Question

Two fair $$6$$-sided dice are thrown, and their scores added together.
Find the probability of throwing a total of $$7$$.

Answer

**step1** Understanding the Problem

The problem asks for the probability of getting a total score of 7 when two fair 6-sided dice are thrown.
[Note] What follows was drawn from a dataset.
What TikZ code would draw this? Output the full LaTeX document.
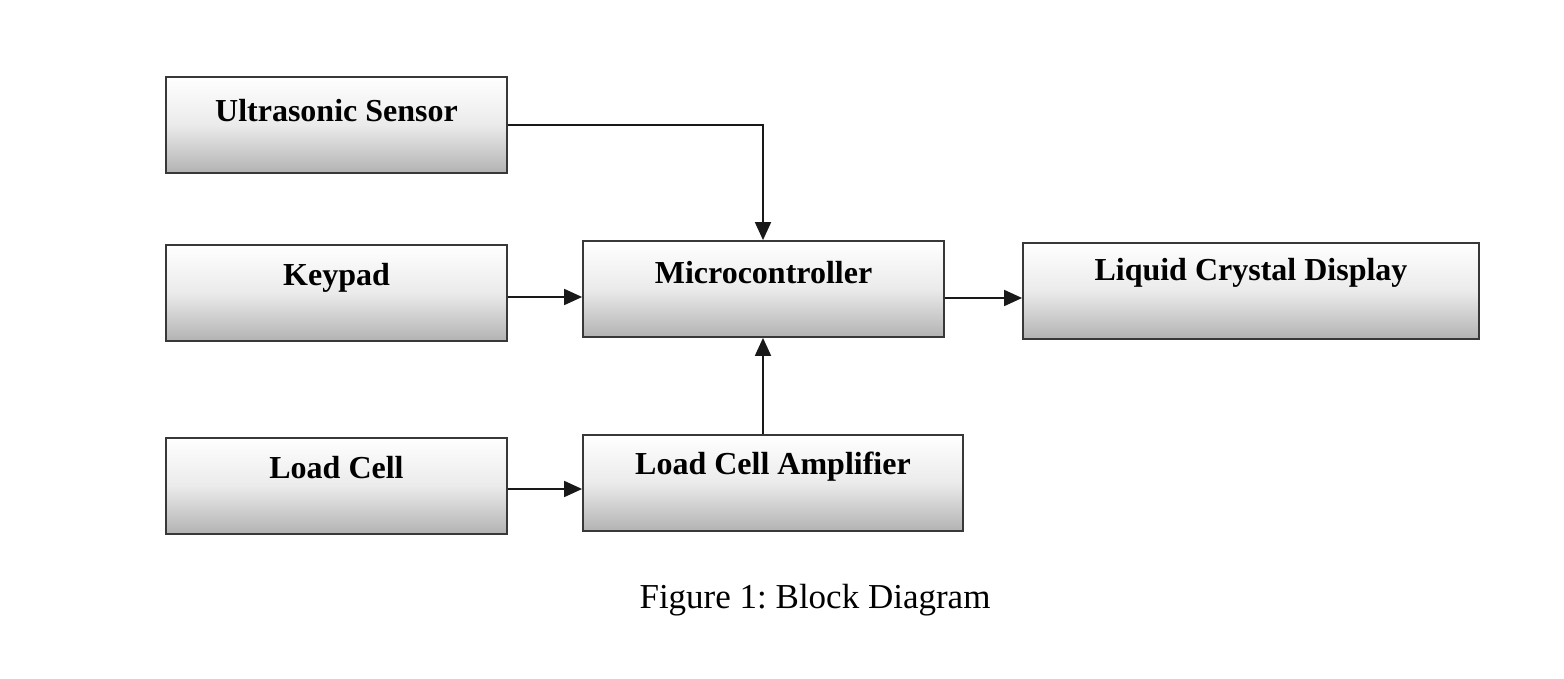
\documentclass[tikz,border=0pt]{standalone}
\usepackage{fontspec}
\setmainfont{Liberation Serif}
\usetikzlibrary{arrows.meta}
\frenchspacing
\begin{document}
\begin{tikzpicture}[x=1pt,y=-1pt,
  blk/.style={draw=black!78, line width=1.8pt, top color=white, bottom color=black!30, middle color=black!8, minimum height=96pt, inner sep=0pt},
  lbl/.style={font=\fontsize{32}{36}\selectfont\bfseries, inner sep=0pt},
  conn/.style={line width=1.8pt, draw=black!90, -{Triangle[length=18pt,width=16pt]}}]
\useasboundingbox (0,0) rectangle (1564,679);
\node[blk, minimum width=341pt] (us) at (336.5,125) {};
\node[lbl] (usl) at ([yshift=-34pt]us.north) {Ultrasonic Sensor};
\node[blk, minimum width=341pt] (kp) at (336.5,293) {};
\node[lbl] (kpl) at ([yshift=-34pt]kp.north) {Keypad};
\node[blk, minimum width=341pt] (lc) at (336.5,486) {};
\node[lbl] (lcl) at ([yshift=-30pt]lc.north) {Load Cell};
\node[blk, minimum width=361pt] (mc) at (763.5,289) {};
\node[lbl] (mcl) at ([yshift=-32pt]mc.north) {Microcontroller};
\node[blk, minimum width=456pt] (lcd) at (1251,291) {};
\node[lbl] (lcdl) at ([yshift=-31pt]lcd.north) {Liquid Crystal Display};
\node[blk, minimum width=380pt] (amp) at (773,483) {};
\node[lbl] (ampl) at ([yshift=-33pt]amp.north) {Load Cell Amplifier};
\coordinate (c1) at (763,125);
\draw[conn] (us.east |- c1) -- (c1) -- (c1 |- mc.north);
\draw[conn] (kp.east |- 0,297) -- (mc.west |- 0,297);
\draw[conn] (mc.east |- 0,298) -- (lcd.west |- 0,298);
\draw[conn] (lc.east |- 0,489) -- (amp.west |- 0,489);
\draw[conn] (amp.north -| c1) -- (mc.south -| c1);
\node[font=\fontsize{35}{40}\selectfont, inner sep=0pt] (cap) at (815,600) {Figure 1: Block Diagram};
\end{tikzpicture}
\end{document}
Probability is the ratio of favorable outcomes to the total possible outcomes.

**step2** Determining the Total Possible Outcomes

When the first die is thrown, there are 6 possible outcomes (1, 2, 3, 4, 5, 6).
When the second die is thrown, there are also 6 possible outcomes (1, 2, 3, 4, 5, 6).
To find the total number of combinations when two dice are thrown, we multiply the number of outcomes for each die.
Total possible outcomes = Outcomes of first die $$\times$$ Outcomes of second die = $$6 \times 6 = 36$$.
So, there are 36 different possible sums when two dice are thrown.

**step3** Identifying Favorable Outcomes

We need to find all the combinations of two dice that add up to 7. Let's list them:
If the first die shows 1, the second die must show 6 ($$1 + 6 = 7$$).
If the first die shows 2, the second die must show 5 ($$2 + 5 = 7$$).
If the first die shows 3, the second die must show 4 ($$3 + 4 = 7$$).
If the first die shows 4, the second die must show 3 ($$4 + 3 = 7$$).
If the first die shows 5, the second die must show 2 ($$5 + 2 = 7$$).
If the first die shows 6, the second die must show 1 ($$6 + 1 = 7$$).
There are 6 combinations that result in a total of 7.
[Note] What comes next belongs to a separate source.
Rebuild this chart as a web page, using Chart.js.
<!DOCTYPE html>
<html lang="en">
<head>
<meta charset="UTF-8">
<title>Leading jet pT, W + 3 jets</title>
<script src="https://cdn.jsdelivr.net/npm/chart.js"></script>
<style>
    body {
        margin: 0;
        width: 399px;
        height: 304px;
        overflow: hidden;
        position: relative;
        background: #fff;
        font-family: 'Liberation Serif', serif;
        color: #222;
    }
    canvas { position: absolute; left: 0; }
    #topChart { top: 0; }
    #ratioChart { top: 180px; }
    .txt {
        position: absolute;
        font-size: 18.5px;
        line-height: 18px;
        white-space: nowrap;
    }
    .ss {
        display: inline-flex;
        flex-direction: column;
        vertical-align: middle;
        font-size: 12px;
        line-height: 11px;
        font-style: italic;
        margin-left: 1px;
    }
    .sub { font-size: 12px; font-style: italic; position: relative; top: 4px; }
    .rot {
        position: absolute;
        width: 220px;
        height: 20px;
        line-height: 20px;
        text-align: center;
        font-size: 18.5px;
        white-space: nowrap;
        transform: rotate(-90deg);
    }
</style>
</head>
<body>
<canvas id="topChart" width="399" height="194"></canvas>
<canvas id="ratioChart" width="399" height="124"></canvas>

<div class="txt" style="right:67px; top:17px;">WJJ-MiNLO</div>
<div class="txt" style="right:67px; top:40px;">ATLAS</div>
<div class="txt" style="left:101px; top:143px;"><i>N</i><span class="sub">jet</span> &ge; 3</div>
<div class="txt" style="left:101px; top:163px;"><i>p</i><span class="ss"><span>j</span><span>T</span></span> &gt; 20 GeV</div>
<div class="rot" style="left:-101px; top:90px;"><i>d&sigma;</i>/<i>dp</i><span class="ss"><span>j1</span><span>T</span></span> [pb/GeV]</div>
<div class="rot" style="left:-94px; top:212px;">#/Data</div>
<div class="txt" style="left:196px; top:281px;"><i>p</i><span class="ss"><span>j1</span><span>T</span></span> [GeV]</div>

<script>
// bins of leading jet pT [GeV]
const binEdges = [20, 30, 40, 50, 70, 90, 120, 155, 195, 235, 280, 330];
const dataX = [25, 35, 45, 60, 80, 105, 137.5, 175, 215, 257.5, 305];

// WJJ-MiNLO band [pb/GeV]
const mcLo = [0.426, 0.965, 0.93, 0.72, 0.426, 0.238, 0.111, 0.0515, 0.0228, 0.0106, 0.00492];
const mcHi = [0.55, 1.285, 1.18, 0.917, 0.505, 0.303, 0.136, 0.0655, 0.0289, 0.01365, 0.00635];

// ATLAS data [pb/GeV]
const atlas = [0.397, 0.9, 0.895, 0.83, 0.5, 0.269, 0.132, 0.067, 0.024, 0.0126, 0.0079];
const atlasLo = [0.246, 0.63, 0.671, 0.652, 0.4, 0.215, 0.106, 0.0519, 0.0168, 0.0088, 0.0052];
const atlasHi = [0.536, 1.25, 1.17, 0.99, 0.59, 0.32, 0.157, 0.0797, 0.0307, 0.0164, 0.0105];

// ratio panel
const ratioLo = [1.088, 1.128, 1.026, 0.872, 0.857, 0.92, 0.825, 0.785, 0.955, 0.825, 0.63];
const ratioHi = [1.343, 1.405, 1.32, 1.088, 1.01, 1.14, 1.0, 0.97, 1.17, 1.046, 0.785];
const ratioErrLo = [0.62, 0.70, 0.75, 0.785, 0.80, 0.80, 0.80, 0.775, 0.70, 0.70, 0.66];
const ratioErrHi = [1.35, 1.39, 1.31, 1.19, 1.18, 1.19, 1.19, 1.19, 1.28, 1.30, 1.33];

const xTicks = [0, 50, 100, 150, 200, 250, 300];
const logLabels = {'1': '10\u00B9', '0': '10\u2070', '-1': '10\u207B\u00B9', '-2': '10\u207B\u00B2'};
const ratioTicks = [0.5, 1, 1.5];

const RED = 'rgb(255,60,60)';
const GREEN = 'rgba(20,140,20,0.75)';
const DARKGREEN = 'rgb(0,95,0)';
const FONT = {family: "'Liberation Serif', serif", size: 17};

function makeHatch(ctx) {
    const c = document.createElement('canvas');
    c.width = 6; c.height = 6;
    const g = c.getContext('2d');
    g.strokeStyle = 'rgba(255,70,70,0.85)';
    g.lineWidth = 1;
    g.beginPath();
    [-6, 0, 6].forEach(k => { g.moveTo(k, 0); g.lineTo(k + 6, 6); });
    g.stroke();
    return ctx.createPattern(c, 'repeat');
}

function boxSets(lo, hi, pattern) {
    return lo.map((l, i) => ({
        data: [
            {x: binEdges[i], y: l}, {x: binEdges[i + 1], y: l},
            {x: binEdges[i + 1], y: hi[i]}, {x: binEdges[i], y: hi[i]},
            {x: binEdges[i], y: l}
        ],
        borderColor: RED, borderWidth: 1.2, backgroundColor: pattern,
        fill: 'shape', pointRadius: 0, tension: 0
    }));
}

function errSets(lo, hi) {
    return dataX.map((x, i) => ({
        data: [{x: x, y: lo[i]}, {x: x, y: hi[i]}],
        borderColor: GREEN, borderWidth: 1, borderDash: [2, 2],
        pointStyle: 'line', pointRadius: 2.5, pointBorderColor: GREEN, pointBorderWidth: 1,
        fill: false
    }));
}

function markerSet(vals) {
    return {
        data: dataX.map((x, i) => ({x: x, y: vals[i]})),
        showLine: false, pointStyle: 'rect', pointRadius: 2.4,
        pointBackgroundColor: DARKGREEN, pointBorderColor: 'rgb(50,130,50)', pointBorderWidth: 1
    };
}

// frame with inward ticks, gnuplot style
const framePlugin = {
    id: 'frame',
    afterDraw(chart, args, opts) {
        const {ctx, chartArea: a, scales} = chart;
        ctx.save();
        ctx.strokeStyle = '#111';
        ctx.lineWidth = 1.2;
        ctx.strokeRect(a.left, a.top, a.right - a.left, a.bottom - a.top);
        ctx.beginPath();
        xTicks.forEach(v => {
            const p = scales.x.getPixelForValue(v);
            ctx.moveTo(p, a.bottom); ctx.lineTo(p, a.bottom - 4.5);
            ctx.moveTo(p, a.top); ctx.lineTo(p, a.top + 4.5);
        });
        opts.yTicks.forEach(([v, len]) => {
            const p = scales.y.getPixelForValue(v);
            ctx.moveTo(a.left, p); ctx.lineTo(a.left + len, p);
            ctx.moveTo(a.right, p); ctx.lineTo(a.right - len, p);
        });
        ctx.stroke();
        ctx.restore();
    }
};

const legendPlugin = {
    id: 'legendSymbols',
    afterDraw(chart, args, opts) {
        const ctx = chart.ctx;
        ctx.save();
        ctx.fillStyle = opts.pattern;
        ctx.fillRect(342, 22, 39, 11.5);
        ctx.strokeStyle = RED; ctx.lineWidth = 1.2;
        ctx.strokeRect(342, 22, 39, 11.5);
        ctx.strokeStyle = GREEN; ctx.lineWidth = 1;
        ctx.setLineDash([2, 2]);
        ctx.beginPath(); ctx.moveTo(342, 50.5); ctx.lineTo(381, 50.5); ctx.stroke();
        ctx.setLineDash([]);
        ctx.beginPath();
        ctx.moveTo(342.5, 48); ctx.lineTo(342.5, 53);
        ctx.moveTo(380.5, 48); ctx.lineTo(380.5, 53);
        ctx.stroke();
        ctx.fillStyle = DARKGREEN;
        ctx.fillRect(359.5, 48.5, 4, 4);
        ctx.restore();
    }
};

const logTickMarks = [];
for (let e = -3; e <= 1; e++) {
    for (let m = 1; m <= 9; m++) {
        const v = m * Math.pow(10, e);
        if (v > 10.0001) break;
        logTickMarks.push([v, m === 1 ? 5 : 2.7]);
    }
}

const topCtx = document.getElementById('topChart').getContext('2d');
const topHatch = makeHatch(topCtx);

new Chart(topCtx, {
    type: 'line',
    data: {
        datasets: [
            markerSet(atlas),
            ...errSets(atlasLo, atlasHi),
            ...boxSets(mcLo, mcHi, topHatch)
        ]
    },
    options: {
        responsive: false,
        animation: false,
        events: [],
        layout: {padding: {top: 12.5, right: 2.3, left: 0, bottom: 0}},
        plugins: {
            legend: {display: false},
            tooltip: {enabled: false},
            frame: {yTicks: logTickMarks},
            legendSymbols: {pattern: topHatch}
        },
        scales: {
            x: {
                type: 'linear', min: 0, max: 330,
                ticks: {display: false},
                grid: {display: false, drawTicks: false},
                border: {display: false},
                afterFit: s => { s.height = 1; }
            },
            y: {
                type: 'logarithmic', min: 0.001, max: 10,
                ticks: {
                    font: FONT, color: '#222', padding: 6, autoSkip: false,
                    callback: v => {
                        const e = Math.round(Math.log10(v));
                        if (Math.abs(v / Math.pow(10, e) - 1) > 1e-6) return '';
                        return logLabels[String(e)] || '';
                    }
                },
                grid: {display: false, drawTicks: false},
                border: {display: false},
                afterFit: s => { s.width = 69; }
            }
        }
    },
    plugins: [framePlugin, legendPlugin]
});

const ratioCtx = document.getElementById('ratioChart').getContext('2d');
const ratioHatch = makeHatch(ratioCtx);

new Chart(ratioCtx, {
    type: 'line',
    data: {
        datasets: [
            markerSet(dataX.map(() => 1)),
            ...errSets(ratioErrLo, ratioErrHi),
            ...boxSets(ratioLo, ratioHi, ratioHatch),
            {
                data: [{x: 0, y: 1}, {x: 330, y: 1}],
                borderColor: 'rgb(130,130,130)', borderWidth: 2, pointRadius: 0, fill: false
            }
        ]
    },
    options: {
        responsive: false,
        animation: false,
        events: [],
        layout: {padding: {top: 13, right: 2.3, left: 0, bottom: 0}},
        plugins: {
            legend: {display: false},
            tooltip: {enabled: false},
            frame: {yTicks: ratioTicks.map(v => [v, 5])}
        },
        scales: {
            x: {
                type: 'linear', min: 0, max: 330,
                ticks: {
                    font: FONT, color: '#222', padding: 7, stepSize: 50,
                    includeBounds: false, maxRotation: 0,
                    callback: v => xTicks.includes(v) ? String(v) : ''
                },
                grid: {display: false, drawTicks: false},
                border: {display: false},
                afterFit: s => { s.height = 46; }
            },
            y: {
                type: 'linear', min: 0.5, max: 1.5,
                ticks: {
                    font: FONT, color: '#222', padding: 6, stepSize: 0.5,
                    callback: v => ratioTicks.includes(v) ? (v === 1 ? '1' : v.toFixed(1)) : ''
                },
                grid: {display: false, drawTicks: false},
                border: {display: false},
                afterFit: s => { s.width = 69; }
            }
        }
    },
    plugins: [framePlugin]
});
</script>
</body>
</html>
**step4** Calculating the Probability

The probability of an event is calculated as:
Probability = (Number of Favorable Outcomes) $$\div$$ (Total Number of Possible Outcomes)
Number of favorable outcomes (sums to 7) = 6
Total number of possible outcomes = 36
Probability of throwing a total of 7 = $$6 \div 36$$
To simplify the fraction, we can divide both the numerator and the denominator by their greatest common divisor, which is 6.
$$6 \div 6 = 1$$
$$36 \div 6 = 6$$
So, the probability is $$\frac{1}{6}$$.